Cuando me percato de su presencia a lo lejos, y lo pillo en sus momentos de
silencios, me gusta aflojar mi siempre acelerado paso y poder observarle sin
que se dé cuenta. ¿Qué pensará en sus silencios? ¿Qué planes de vida tendrá, si
los tiene? ¿Cuáles serán sus gustos, aficiones? ¿Dónde estará su familia en
caso de que tenga? ¿Dónde vive o duerme? Casi prefiero no saberlo, o al menos
no saberlo todo para continuar especulando sobre él, sin maldad como no
aparenta tener, pero abierto a las millones de variantes que sus silencios
prometen. Los gritos son ya otra cosa, son el desahogo del que se rebela contra
el pensamiento de sus silencios.
Quizás
deberíamos ser más los que gritáramos. Sí, ya sé que no es muy correcto y no
entra dentro de las fórmulas protocolarias de convivencia, pero muchas veces no
nos queda otra forma de lucha, de protesta, que nuestra propia voz, aunque sea
aumentada de volumen.
Y a mí
que me gusta llamarle vecino, el vecino de los gritos sí, pero mi vecino.

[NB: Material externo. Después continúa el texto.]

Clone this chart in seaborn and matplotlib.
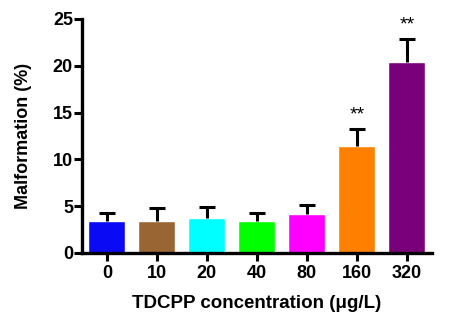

Buenos días, la soledad a la que nos condena esta sociedad nos hace refugiarnos en nuestro propio mundo, le dotamos de voz,le damos su propia identidad y posiblemente ajustemos cuentas con él.
A veces en voz alta, a veces detrás de una posible enfermedad mental, pero siempre, siempre acompañado de una enorme soledad.
Bonito artículo que nos hace reflexionar.
Muy probablemente tienes razón, Esperanza. La soledad es una causa de muchas de estas situaciones, y en demasiadas viene acompañada de faltas afectivas que se unan a enfermedades de nuestra mente que nos hagan percibir la realidad de forma diferente.
Pero también pueden tener su cuota de verdad, de «otra realidad» no totalmente descartable. No siempre, por supuesto, pues en la mayoría de las ocasiones son demandas irrazonables.
En fin, sí son casos para reflexionar aunque sea cada cual individualmente.
Me ha gustado mucho el artículo. ¿Quién no tiene un vecino que nos llama la atención por su extraño comportamiento?
Yo suelo preguntarme que pensamientos pasarán por su mente.
Gracias Victoria. Efectivamente, la incógnita de lo que ronde por su cabeza durante tantos ratos que, supongo, tendrá de reflexión sobre todo lo que le rodea es el motivo más atractivo de este vecino al que difícilmente llegaremos a conocer el resto.